The immediate public reaction in Britain was mixed. Newspapers praised his service in India while noting his American defeat. The Times of London remarked that no man ever served his country with more disinterested zeal, or with a more perfect sense of honor
. But the memory of Yorktown lingered, and for many Americans, Cornwallis remained the symbol of British arrogance and eventual humiliation. It was only in the nineteenth century, as the British Empire reached its zenith, that Cornwallis’s Indian legacy began to overshadow his American failure in the historical record.
Legacy and Historical Significance
Cornwallis’s final years and retirement from active military command are significant precisely because they illustrate the transformation of British imperialism between 1781 and 1805. He began as a field commander in a war fought to preserve the first British Empire — a war that failed. He ended as an architect of the second British Empire, a vast territorial domain in Asia governed through administrative bureaucracy rather than direct conquest. His career embodies the pivot from Atlantic to Asian empire.
A Complex Reputation
Historians continue to debate Cornwallis’s overall competence. Some see a competent but unlucky general who was caught in a strategic trap he could not avoid; others view him as a capable administrator whose reforms in India were more lasting than any battlefield victory. The Permanent Settlement, whatever its flaws, remained the basis of land taxation in Bengal until the end of British rule.

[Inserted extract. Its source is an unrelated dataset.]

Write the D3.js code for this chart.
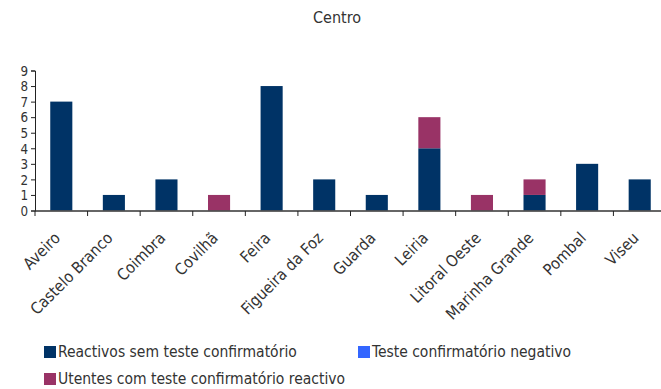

The legal and judicial structures he introduced survived Indian independence and still influence the courts of India, Pakistan, and Bangladesh.

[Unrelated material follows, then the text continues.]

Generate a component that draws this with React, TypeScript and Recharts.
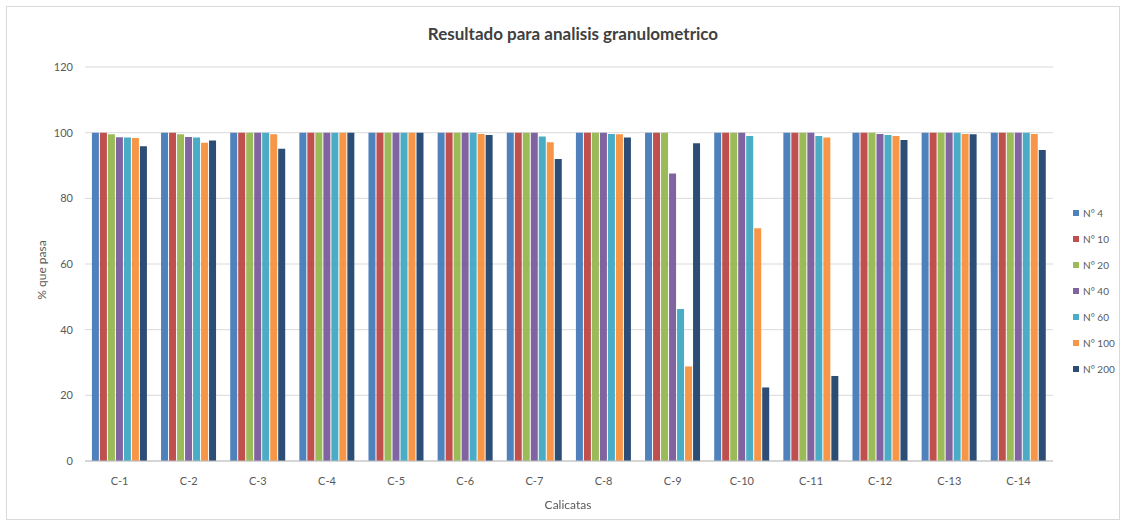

Cornwallis and the Wider British Narrative
Cornwallis’s retirement years — his time in India and his brief return to Europe — are also important for understanding how the British elite managed defeat. Unlike many disgraced commanders, Cornwallis retained the patronage of powerful figures and was given opportunities to rebuild his reputation. This reflects the aristocratic networks that dominated British politics and the willingness of the state to repurpose military officers for civilian governance. It was a pattern that repeated with later figures such as Lord Wellesley and Lord Dalhousie.
For further reading, see the National Army Museum’s account of the Battle of Yorktown for a balanced view of his military career. The British Library holds original documents related to the Cornwallis Code, offering insight into his administrative reforms. Additionally, the History Today article on Cornwallis provides a useful overview of his life and legacy.
Conclusion
Charles Cornwallis’s final years were not a quiet retirement but a period of intense administrative and diplomatic activity that shaped British colonial policy for generations. His surrender at Yorktown ensured his place in American memory, but his work in India — the Permanent Settlement, military reforms, and judicial reorganization — had a far more direct and lasting impact on millions of people. Cornwallis represents the transition from the chaotic improvisation of early empire to the systematic, bureaucratic governance of the nineteenth century. His career demonstrates that defeat in one theater can be followed by profound influence in another, and that historical significance often depends not on a single battle but on the institutions a person leaves behind.